OBJECTIVE:
Identify every line in the records below that contains the word "this", and reproduce each one.

(Charts and diagrams as code)
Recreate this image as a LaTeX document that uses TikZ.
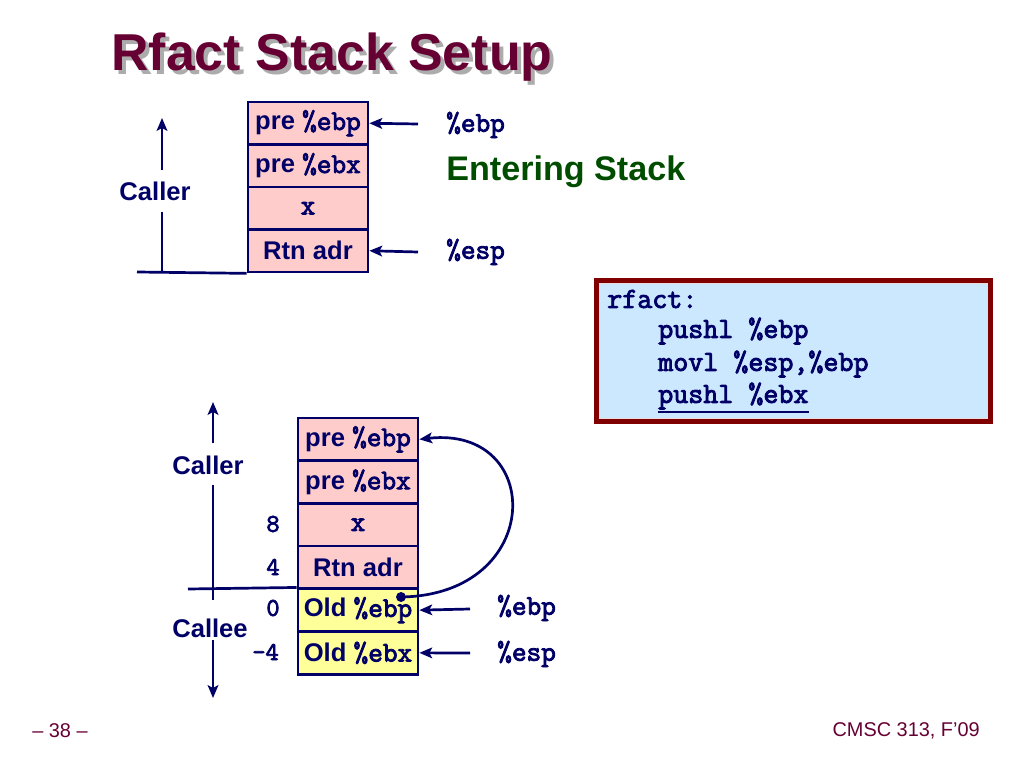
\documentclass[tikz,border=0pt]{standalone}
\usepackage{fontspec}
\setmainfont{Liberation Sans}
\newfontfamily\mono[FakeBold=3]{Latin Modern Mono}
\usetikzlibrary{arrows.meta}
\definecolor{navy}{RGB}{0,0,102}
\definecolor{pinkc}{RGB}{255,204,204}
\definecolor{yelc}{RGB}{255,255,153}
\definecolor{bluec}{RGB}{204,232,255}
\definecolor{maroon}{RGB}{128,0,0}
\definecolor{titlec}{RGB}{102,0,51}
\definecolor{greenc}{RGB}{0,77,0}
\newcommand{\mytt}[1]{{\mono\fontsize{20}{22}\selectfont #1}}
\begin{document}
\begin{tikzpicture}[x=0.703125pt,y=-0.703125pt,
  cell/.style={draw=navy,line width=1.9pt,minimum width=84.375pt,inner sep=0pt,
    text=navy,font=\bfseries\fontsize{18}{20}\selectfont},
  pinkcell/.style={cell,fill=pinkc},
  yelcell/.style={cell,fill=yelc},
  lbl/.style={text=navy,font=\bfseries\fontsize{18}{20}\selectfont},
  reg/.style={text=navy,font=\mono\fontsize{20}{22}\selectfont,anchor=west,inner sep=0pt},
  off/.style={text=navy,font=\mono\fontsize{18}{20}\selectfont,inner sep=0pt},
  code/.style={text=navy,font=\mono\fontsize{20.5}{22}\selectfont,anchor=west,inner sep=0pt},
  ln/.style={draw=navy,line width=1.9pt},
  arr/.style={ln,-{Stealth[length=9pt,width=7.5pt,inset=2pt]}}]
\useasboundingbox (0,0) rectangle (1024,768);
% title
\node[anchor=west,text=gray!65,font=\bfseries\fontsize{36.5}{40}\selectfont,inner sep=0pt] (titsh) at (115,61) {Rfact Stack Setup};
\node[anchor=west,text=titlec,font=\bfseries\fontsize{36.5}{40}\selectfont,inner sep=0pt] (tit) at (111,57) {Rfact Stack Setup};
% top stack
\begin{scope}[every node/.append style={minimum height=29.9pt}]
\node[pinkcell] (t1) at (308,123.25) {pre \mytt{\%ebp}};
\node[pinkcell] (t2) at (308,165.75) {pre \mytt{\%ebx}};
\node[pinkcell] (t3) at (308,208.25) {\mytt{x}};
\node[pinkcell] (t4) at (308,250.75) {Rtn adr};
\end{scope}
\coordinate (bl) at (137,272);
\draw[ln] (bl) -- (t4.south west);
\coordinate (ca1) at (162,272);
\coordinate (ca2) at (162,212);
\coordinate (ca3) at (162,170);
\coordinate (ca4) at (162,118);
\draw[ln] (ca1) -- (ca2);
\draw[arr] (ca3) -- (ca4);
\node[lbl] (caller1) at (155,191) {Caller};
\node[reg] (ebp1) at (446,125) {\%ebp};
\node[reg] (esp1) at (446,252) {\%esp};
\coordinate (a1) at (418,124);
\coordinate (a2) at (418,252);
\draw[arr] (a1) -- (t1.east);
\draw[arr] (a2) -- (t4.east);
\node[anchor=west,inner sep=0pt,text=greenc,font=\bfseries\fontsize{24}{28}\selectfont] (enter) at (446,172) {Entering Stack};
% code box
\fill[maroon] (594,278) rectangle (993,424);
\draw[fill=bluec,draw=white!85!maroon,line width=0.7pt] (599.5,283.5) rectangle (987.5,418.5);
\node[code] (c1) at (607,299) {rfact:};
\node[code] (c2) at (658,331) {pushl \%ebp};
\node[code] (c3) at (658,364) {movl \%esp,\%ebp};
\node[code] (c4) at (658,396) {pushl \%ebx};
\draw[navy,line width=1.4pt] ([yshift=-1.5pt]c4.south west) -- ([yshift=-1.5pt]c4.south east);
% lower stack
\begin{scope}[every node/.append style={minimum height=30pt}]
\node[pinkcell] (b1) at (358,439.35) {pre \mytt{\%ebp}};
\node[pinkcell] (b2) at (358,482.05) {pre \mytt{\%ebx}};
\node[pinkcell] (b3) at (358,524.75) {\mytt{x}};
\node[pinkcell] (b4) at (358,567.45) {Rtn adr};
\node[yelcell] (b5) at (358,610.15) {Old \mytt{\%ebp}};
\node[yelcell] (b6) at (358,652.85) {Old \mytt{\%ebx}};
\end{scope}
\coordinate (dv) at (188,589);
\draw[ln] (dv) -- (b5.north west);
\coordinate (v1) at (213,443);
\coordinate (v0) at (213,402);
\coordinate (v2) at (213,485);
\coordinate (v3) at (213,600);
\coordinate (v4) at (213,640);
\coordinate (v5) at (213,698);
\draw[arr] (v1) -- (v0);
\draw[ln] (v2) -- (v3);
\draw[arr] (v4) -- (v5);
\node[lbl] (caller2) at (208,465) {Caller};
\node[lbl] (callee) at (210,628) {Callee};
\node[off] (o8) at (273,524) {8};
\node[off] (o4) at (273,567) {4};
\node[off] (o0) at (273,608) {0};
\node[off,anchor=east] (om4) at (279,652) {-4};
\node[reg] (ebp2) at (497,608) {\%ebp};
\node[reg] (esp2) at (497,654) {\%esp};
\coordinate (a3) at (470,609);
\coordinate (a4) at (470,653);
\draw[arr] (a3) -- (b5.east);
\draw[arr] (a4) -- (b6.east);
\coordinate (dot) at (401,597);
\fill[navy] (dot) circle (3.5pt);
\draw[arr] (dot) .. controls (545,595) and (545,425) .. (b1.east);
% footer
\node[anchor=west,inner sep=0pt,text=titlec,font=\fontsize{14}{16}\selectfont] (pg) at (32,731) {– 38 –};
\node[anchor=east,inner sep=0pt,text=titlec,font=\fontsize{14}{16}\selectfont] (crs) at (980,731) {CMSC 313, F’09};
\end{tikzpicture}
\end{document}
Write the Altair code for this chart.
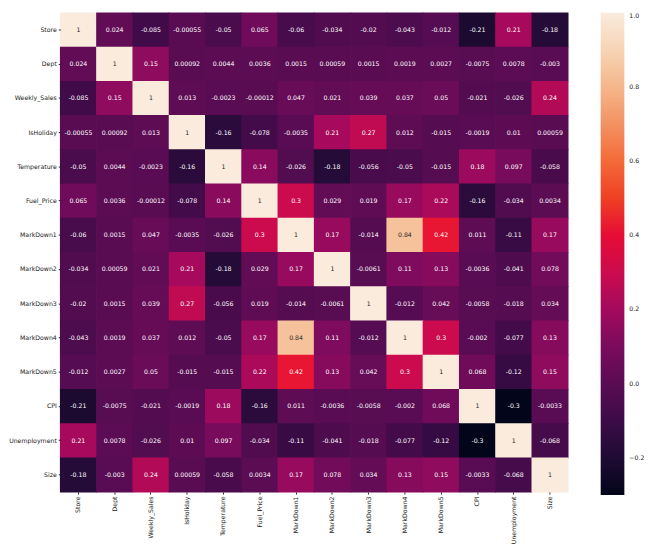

THE RESULT:
Recreate this image as a LaTeX document that uses TikZ.
Write the Altair code for this chart.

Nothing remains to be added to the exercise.